Now, consider the sum $$S_n = \sum_{j=0}^{n} a_j \beta_{n-j}$$. For any $$n > N_1 + N_2$$, we can split the sum into two parts:

$$|S_n| = \left| \sum_{j=0}^{n} a_j \beta_{n-j} \right| \le \sum_{j=0}^{n} |a_j| |\beta_{n-j}|$$
$$ \sum_{j=0}^{n} |a_j| |\beta_{n-j}| = \sum_{j=0}^{n-N_1-1} |a_j| |\beta_{n-j}| + \sum_{j=n-N_1}^{n} |a_j| |\beta_{n-j}| $$

Let's analyze the first part of the sum. For $$j$$ in the range $$0 \le j \le n-N_1-1$$, we have $$n-j \ge N_1+1$$. This means $$n-j > N_1$$. By our choice of $$N_1$$, we know that $$|\beta_{n-j}| < \frac{\epsilon}{2M+1}$$. Therefore:

$$\sum_{j=0}^{n-N_1-1} |a_j| |\beta_{n-j}| < \sum_{j=0}^{n-N_1-1} |a_j| \frac{\epsilon}{2M+1} \le \left( \sum_{j=0}^{\infty} |a_j| \right) \frac{\epsilon}{2M+1} = M \frac{\epsilon}{2M+1} < \frac{\epsilon}{2}$$

Now, let's analyze the second part of the sum.
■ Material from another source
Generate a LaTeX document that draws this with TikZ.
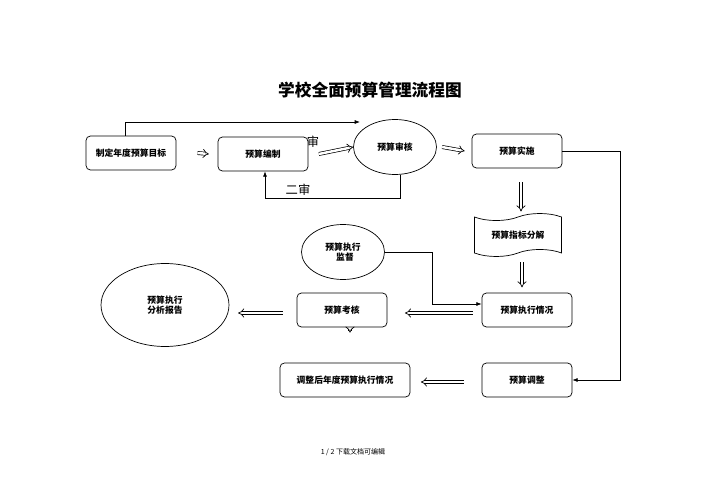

For $$j$$ in the range $$n-N_1 \le j \le n$$, we use the fact that $$|\beta_{n-j}| \le K$$. Also, since $$n > N_1 + N_2$$, it implies that $$n-N_1 > N_2$$. Thus, for the indices $$j$$ in this sum, $$j \ge n-N_1 > N_2$$. By our choice of $$N_2$$, we know that the tail sum $$\sum_{k=p}^{\infty} |a_k| < \frac{\epsilon}{2K+1}$$ for $$p > N_2$$. Therefore:

$$\sum_{j=n-N_1}^{n} |a_j| |\beta_{n-j}| \le K \sum_{j=n-N_1}^{n} |a_j| \le K \sum_{j=N_2+1}^{\infty} |a_j| < K \frac{\epsilon}{2K+1} < \frac{\epsilon}{2}$$

Combining both parts, for $$n > N_1 + N_2$$:

$$|S_n| < \frac{\epsilon}{2} + \frac{\epsilon}{2} = \epsilon$$

This shows that $$\lim_{n \to \infty} S_n = 0$$.

**step4 Conclusion of Convergence**

From Step 2, we have the identity $$C_n - A_n B = \sum_{j=0}^{n} a_j (B_{n-j} - B)$$. From Step 3, we proved that $$\lim_{n \to \infty} \sum_{j=0}^{n} a_j (B_{n-j} - B) = 0$$.

We also know that $$\lim_{n \to \infty} A_n = A$$ and $$B$$ is a constant, so $$\lim_{n \to \infty} A_n B = AB$$.

Therefore, we can write:

$$\lim_{n \to \infty} C_n = \lim_{n \to \infty} \left( (C_n - A_n B) + A_n B \right)$$
$$\lim_{n \to \infty} C_n = \lim_{n \to \infty} (C_n - A_n B) + \lim_{n \to \infty} A_n B$$
$$\lim_{n \to \infty} C_n = 0 + AB = AB$$

This proves that the Cauchy product $$\sum_{n=0}^{\infty} c_n$$ converges to $$AB$$.